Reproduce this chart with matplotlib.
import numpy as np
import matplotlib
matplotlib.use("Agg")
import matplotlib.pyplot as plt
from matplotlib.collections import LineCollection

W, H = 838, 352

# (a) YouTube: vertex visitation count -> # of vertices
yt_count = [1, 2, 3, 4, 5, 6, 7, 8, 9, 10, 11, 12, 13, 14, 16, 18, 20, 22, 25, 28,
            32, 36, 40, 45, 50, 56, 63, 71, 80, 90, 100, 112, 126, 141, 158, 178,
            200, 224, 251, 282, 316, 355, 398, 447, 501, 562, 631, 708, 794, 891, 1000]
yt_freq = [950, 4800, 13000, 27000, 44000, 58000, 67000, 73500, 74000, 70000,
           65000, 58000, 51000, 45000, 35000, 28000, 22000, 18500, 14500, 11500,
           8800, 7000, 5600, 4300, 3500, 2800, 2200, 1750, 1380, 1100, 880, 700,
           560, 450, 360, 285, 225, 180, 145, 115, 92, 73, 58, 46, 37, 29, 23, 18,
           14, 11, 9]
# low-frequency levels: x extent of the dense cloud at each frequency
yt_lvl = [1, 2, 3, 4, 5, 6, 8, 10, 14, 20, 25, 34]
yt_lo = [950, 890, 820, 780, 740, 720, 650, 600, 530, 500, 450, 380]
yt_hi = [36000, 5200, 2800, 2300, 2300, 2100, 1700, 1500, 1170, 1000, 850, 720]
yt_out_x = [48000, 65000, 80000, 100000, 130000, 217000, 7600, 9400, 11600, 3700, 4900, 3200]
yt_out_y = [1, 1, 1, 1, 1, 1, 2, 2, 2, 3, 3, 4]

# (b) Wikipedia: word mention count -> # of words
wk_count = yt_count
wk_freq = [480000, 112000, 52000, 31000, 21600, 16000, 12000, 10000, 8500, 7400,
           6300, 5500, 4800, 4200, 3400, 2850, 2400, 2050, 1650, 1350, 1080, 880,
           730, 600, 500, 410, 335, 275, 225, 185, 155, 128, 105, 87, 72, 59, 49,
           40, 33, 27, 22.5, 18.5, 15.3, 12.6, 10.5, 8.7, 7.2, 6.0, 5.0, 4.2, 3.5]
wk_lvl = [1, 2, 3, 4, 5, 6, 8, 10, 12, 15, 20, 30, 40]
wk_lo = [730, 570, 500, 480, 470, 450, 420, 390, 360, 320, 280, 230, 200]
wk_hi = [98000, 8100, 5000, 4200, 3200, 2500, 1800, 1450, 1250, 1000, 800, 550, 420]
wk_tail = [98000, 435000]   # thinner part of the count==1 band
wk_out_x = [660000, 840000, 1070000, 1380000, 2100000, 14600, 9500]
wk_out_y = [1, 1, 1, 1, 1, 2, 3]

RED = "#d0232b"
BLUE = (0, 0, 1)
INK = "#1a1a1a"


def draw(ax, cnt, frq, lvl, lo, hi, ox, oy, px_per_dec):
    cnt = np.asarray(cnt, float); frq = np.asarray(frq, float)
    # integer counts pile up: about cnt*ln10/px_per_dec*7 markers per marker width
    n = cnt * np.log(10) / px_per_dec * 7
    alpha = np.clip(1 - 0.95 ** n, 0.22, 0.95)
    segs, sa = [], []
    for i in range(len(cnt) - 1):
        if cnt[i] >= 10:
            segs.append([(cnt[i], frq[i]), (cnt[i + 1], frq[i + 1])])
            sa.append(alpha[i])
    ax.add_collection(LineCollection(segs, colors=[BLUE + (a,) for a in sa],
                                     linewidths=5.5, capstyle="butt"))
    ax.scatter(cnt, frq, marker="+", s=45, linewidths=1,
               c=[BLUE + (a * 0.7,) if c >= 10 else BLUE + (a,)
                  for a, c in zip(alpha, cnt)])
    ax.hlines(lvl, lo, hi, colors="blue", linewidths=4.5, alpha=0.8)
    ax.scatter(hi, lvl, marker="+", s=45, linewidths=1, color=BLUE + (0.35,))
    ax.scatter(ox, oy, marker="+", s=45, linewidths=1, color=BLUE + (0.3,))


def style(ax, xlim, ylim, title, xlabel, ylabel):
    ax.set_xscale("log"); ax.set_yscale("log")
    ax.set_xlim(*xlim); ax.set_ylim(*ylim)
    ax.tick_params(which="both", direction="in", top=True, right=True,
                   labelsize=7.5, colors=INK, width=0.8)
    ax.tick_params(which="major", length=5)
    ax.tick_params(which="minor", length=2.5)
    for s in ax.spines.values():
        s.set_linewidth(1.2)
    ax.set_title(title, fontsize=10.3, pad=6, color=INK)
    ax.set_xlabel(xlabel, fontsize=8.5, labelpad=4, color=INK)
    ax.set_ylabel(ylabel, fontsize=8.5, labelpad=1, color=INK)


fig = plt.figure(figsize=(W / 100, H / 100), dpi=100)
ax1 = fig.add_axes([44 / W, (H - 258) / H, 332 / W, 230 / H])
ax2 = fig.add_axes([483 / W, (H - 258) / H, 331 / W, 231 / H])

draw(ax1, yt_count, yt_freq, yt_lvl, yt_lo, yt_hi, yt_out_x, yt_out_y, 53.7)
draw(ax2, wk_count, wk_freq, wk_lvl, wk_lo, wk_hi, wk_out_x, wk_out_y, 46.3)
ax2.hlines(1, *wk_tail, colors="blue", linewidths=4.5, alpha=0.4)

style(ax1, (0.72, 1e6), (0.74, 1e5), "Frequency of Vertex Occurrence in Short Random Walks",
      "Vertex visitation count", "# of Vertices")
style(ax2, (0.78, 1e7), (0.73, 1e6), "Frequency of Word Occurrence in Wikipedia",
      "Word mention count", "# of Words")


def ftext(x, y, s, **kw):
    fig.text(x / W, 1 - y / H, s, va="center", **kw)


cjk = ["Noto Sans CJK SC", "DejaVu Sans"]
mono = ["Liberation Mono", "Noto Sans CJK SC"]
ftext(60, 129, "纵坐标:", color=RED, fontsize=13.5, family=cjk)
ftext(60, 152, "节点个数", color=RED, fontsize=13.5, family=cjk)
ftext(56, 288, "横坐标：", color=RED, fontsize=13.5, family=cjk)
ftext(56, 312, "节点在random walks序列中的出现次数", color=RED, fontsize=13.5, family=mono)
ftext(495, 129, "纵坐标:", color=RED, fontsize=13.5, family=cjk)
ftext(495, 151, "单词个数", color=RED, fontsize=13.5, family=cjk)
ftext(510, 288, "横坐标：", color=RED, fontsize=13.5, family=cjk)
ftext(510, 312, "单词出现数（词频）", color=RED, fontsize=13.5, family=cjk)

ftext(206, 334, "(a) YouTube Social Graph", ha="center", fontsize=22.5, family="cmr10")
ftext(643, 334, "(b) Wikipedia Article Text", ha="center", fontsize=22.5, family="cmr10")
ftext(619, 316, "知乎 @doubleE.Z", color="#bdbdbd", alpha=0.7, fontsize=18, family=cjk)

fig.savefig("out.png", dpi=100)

----

Work required: Word for word, reproduce the listing above from its start up to and including the line that has "W, H = 838, 352". Give only those lines.

Result:
Reproduce this chart with matplotlib.
import numpy as np
import matplotlib
matplotlib.use("Agg")
import matplotlib.pyplot as plt
from matplotlib.collections import LineCollection

W, H = 838, 352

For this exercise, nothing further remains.